In this example, We will build a simple financial dashboard based on the Kaggle Bank Marketing Dataset.

How to run

Create virtual environment: python -m venv ./venv
Activate virtual environment: . venv/bin/activate (or source venv/bin/Scripts on Windows)
Install requirements: pip install -r requirements.txt
Launch Streamlit application: streamlit run app.py

File organization

Adding Apache Hamilton to your Streamlit application can provide a better separation between the dataflow and the UI logic. They pair nicely together because Apache Hamilton is also stateless. Once defined, each call to Driver.execute() is independent. Therefore, on each Streamlit rerun, you use Driver.execute() to complete computations.

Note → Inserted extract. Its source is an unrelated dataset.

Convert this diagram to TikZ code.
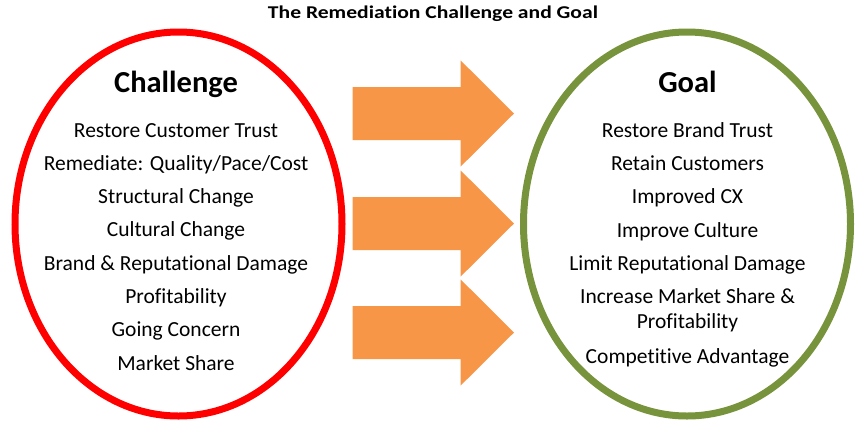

Using Apache Hamilton this way allows you to write your dataflow into Python modules and outside of the Streamlit.

logic.py

Apache Hamilton transformations are defined in the module logic.py. This includes downloading the data from the web, getting unique values for job, conducting groupby aggregates, and creating plotly figures.

app.py

The Streamlit UI is defined in app.py. Notice a few things:

app.py doesn't have to depend on pandas and plotly.
@cache_resource allows to create the Driver only once.
@cache_data on _execute() will automatically cache any Apache Hamilton result based on the combination of arguments (final_vars, inputs, and overrides)
get_state_inputs() and get_state_overrides() will collect values from user inputs.
execute() parses the inputs and overrides from the state and call _execute().

Benefits

Clearer scope: the decoupling between app.py and logic.py makes it easier to add data transformations or extend UI, and debug errors associated with either.
Reusable code: the module logic.py can be reused elsewhere with Apache Hamilton.
- If you are building a proof-of-concept with Streamlit, your Apache Hamilton module will be able to grow with your project and be useful for your production pipelines.
- If you are already building dataflows with Apache Hamilton, using it with Streamlit ensures your dashboard metrics have the same implementation with your production pipeline (i.e., prevent implementation skew)
Performance boost: by caching the Apache Hamilton Driver and its execution call, we are able to effectively cache all data operations in a few lines of code. Furthermore, Apache Hamilton can scale further by using a remote task executor on a separate machine from the Streamlit application.